For a famous musician who spends more than 200 days a year performing concerts around the globe and sleeping in a different hotel bed every night, the idea of coming home is a very comforting thought.

Such is the case for Grammy-nominated jazz pianist Judy Carmichael, one of the world’s leading interpreters of stride piano and swing, and producer/host of the National Public Radio show, “Jazz Inspired,” which is broadcast on more than 170 stations throughout North America. The highly-regarded show, also broadcast on NPR NOW on Sirius/XM Satellite Radio, features interviews with such diverse jazz lovers as Robert Redford and E.L. Doctorow.

Since moving to New York in the early 1980s, Ms. Carmichael has maintained a busy concert schedule that has taken her to such exotic locales as India, Portugal, Brazil and Singapore. In 1992, she was the first jazz musician sponsored by the United States government to tour China.
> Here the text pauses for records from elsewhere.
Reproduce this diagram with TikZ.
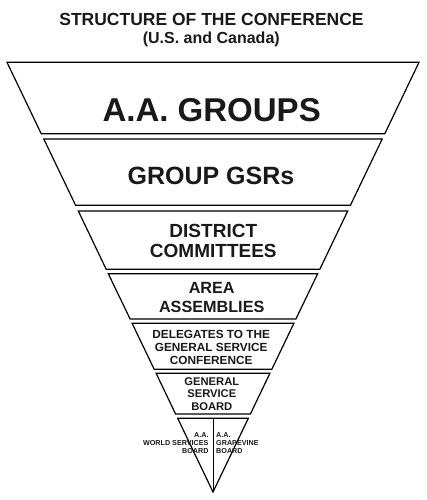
\documentclass[tikz,border=0pt]{standalone}
\usepackage{fontspec}
\setmainfont{Liberation Sans}
\begin{document}
\begin{tikzpicture}[x=1pt,y=-1pt,
  layer/.style={draw=black, line width=1.2pt, line join=miter},
  lbl/.style={inner sep=0pt, anchor=base, align=center, text=black!90, font=\bfseries},
]
\useasboundingbox (0,0) rectangle (427,500);
% layers
\draw[layer] (7,62.3) -- (419,62.3) -- (384.8,133.7) -- (41.2,133.7) -- cycle;
\draw[layer] (43.8,139) -- (382.2,139) -- (350.4,205.3) -- (75.6,205.3) -- cycle;
\draw[layer] (78.3,211) -- (347.7,211) -- (319.8,269.3) -- (106.2,269.3) -- cycle;
\draw[layer] (108.3,273.7) -- (317.7,273.7) -- (295.9,319) -- (130.1,319) -- cycle;
\draw[layer] (132.1,323.3) -- (293.9,323.3) -- (271.8,369.3) -- (154.2,369.3) -- cycle;
\draw[layer] (156.1,373.3) -- (269.9,373.3) -- (250.4,414) -- (175.6,414) -- cycle;
\coordinate (t7) at (213,418.3);
\coordinate (apex) at (213,492);
\draw[layer] (177.7,418.3) -- (248.3,418.3) -- (apex) -- cycle;
\draw[line width=1.0pt] (t7) -- (apex);
% texts (multi-line nodes: base = last line's baseline)
\node[lbl, font=\bfseries\fontsize{17.5}{20}\selectfont] (title) at (211.5,26) {STRUCTURE OF THE CONFERENCE};
\node[lbl, font=\bfseries\fontsize{16}{19}\selectfont] (sub) at (211.3,43.5) {(U.S. and Canada)};
\node[lbl, font=\bfseries\fontsize{33}{38}\selectfont] (groups) at (211.7,121.7) {A.A. GROUPS};
\node[lbl, font=\bfseries\fontsize{25}{29}\selectfont] (gsrs) at (210.9,184.3) {GROUP GSRs};
\node[lbl, font=\bfseries\fontsize{19}{20.4}\selectfont] (district) at (213.3,257.7) {DISTRICT\\COMMITTEES};
\node[lbl, font=\bfseries\fontsize{16.2}{19}\selectfont] (area) at (211.7,312.3) {AREA\\ASSEMBLIES};
\node[lbl, font=\bfseries\fontsize{11.8}{13}\selectfont] (delegates) at (211.2,364.3) {DELEGATES TO THE\\GENERAL SERVICE\\CONFERENCE};
\node[lbl, font=\bfseries\fontsize{11.2}{12.2}\selectfont] (gsb) at (211.8,410) {GENERAL\\SERVICE\\BOARD};
\node[lbl, anchor=base east, align=right, font=\bfseries\fontsize{7.2}{7.8}\selectfont] (wsb) at (208.7,453.3) {A.A.\\WORLD SERVICES\\BOARD};
\node[lbl, anchor=base west, align=left, font=\bfseries\fontsize{7.2}{7.8}\selectfont] (grapevine) at (216,453.3) {A.A.\\GRAPEVINE\\BOARD};
\end{tikzpicture}
\end{document}
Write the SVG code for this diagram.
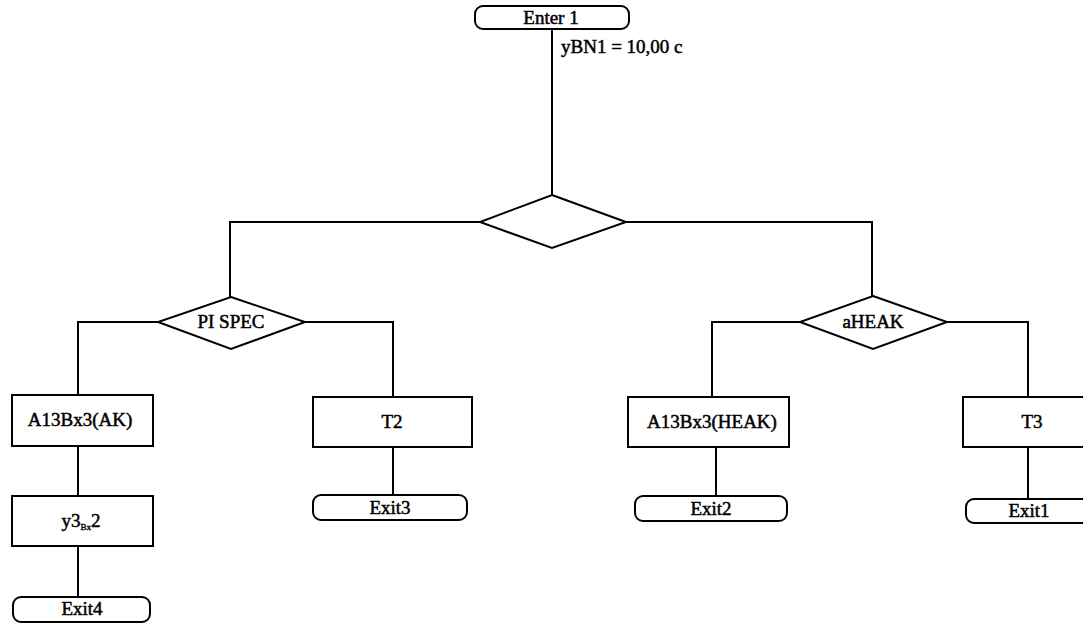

“I love touring around the world, but home to me is Sag Harbor. It’s the perfect combination of small town friendliness and international sophistication,” said the California native, fresh back from concerts in Italy, Greece, Turkey and Australia to promote her latest CD, “Come and Get It,” which marks her recorded singing debut.

A full-time resident of Sag Harbor since 1992, the pianist had been renting in the area for five years when she announced to friends at a dinner party that she “wanted to find a small house that no one else will buy.”

“I figured I could afford that,” said Ms. Carmichael, who at the time also owned an apartment in Manhattan. “And someone said, ‘I know just the house.’”

And that’s how Ms. Carmichael found her dream house: a 600-square-foot, two-bedroom, one-bath house (all of 20 feet wide), built in the 1940s and located not far from Long Beach.

“I call it my little shack,” she said lovingly.

Today the exterior looks like a charming English cottage, with overflowing pots of flowers and a front door painted an elegant British green, but back then it was rundown and had been vacant for two years.

In addition to needing a new roof and driveway, the outdated house needed many cosmetic improvements, including a new kitchen and upgrading of a “bathroom that had cheesy blue tiles that were peeling off the wall.”

“But I knew it had great bones, and it was on three-quarters of an acre, which is rare for this neighborhood,” said Ms. Carmichael, who bought the house for $175,000.

As renovation work kicked into full gear, the musician said she began hearing from repairmen, “Oh, you bought the old Charlie Balth house.”

“Apparently anyone who has lived out here for a very long time knows who Charlie Balth was. He also built the house next door,” she said.

An acknowledged “architecture groupie” who “knows what she likes” in home design, Ms. Carmichael hatched an idea that she believed would open up the tiny rooms and let more light in.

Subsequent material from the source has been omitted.